4/23/2025
Stamps commemorating breakthrough of prisoners from Jasenovac death camp
The Post of Serbia presented to the public a commemorative postage stamp issue "Breakthrough of Prisoners from the Death Camp in Jasenovac" at the ceremony marking the Day of the Museum of Genocide Victims, as well as the Holocaust, WWII Genocide and other Fascist Crimes Victims' Remembrance Day.
At a gathering at the Archives of Yugoslavia, the Acting Director of the Post of Serbia, Zoran Anđelković, spoke about Jasenovac as a symbol and not the only place of suffering. He highlighted the contribution of the commemorative postage stamp issue to the cultivation of the culture of remembrance. “The fight for freedom is always expensive and has cost many lives, but it has also made legends out of many, such as those who initiated the breakthrough and those like Ristić, and it has also given our future generations the opportunity to learn more about the cruelty in the Ustasha camps. If there had been no breakthrough, if there had been no survivors, we would probably have remained poorer in knowledge of what happened in Jasenovac,” said director Anđelković.
He thanked the Museum of Genocide Victims and the Eparchy of Pakrac and Slavonia of the Serbian Orthodox Church for their professional cooperation in the realization of the issue. "The contribution of the Post of Serbia is a small contribution and a tribute to all victims, but also a vow to fight and preserve relations with freedom fighters against Nazism and fascism that still persists today. When we remember Jasenovac, it is an incentive to continue to fight strongly against all fascist and Nazi evils. Thank you for including the Post of Serbia in the commemoration of the Day of the Museum of Genocide Victims", concluded Director Anđelković.
The heroic feat of the last Jasenovac prisoners who won their freedom on April 22, 1945, will as of now be recorded on commemorative postage stamps as well. The breakout of the camp under the leadership of Ante Bakotić was planned in secret on the night between April 21 and 22, and on April 22 in the morning, at his signal, breaking through the doors and windows and surprising the camp guards, about six hundred prisoners rushed across the cleared area, suffering significant losses from the guards who were firing at them from machine gun nests. Mile Ristić, one of the camp inmates, managed to seize a machine gun and return fire, thus providing protection for the participants in the breakout. Having made their way through the southeast gate, the survivors headed for the forests where they found refuge and freedom.
In the graphic realization of the academic painter Anamari Banjac, the creator of the stamps for the Post of Serbia, the commemorative postage stamp issue "Breakthrough of Prisoners from the Death Camp in Jasenovac" features the work of the nun Marija, Holy New Martyrs of Jasenovac, as motifs for the stamp, vignette and envelope, depicted with the blessing of His Grace Bishop Jovan of Pakrac and Slavonia.

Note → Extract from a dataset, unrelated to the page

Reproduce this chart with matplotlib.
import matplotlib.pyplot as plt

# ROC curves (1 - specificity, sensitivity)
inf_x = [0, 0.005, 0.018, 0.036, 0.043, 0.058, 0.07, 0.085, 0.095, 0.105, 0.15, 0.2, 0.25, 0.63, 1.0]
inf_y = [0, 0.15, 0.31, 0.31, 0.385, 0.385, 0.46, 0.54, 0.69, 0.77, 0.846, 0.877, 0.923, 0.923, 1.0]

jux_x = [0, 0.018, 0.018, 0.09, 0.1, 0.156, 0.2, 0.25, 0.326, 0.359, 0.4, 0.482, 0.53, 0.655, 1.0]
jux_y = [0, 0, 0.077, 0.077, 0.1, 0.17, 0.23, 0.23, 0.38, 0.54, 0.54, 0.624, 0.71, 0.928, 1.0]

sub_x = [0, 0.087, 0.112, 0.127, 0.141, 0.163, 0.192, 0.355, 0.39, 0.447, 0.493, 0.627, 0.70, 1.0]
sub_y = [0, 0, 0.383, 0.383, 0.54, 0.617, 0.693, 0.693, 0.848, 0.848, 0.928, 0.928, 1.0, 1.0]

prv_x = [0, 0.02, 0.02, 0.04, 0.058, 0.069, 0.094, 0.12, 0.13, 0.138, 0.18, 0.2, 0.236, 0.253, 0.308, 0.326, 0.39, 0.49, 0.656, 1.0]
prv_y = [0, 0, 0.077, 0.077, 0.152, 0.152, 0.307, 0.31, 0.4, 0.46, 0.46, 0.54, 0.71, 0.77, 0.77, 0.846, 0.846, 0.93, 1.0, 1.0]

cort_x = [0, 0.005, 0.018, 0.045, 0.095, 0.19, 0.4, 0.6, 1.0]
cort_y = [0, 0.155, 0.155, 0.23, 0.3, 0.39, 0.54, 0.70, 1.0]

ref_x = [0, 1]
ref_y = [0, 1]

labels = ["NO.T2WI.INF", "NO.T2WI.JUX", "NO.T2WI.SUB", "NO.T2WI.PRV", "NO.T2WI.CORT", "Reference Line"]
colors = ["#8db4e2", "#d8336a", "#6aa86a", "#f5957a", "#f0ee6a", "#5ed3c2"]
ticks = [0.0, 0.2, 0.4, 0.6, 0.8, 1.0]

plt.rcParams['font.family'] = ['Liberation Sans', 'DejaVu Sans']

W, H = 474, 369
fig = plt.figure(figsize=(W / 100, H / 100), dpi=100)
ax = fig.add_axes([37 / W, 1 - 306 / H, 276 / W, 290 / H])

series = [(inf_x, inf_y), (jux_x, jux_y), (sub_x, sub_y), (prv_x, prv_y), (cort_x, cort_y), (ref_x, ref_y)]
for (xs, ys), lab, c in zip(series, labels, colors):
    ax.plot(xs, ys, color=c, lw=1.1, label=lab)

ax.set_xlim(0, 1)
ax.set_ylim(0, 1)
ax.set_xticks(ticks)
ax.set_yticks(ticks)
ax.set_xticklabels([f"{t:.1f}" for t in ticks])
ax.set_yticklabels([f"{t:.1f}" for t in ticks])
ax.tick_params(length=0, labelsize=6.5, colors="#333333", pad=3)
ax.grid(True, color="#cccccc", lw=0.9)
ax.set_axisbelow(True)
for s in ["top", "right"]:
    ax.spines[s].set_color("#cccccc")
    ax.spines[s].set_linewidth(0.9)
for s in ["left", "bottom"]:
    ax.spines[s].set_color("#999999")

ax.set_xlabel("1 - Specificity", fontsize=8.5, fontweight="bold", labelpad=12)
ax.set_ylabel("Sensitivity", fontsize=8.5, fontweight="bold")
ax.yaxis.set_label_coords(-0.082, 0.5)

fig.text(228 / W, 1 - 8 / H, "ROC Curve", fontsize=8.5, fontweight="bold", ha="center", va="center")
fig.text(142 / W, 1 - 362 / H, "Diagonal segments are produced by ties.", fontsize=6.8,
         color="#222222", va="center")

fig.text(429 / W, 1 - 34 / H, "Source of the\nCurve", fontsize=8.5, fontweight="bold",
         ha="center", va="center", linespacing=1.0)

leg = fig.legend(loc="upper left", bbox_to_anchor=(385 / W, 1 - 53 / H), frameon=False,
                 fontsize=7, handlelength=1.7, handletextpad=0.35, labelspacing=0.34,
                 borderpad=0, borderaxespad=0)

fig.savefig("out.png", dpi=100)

This year's commemoration of the Day of the Museum of Genocide Victims, as the main institution for matters of the culture of remembrance in the Republic of Serbia, takes on special significance in light of the jubilee - the 80th anniversary of the end of World War II and the liberation of Jasenovac, one of the cruellest concentration and death camps in occupied Europe, which will be marked in 2025.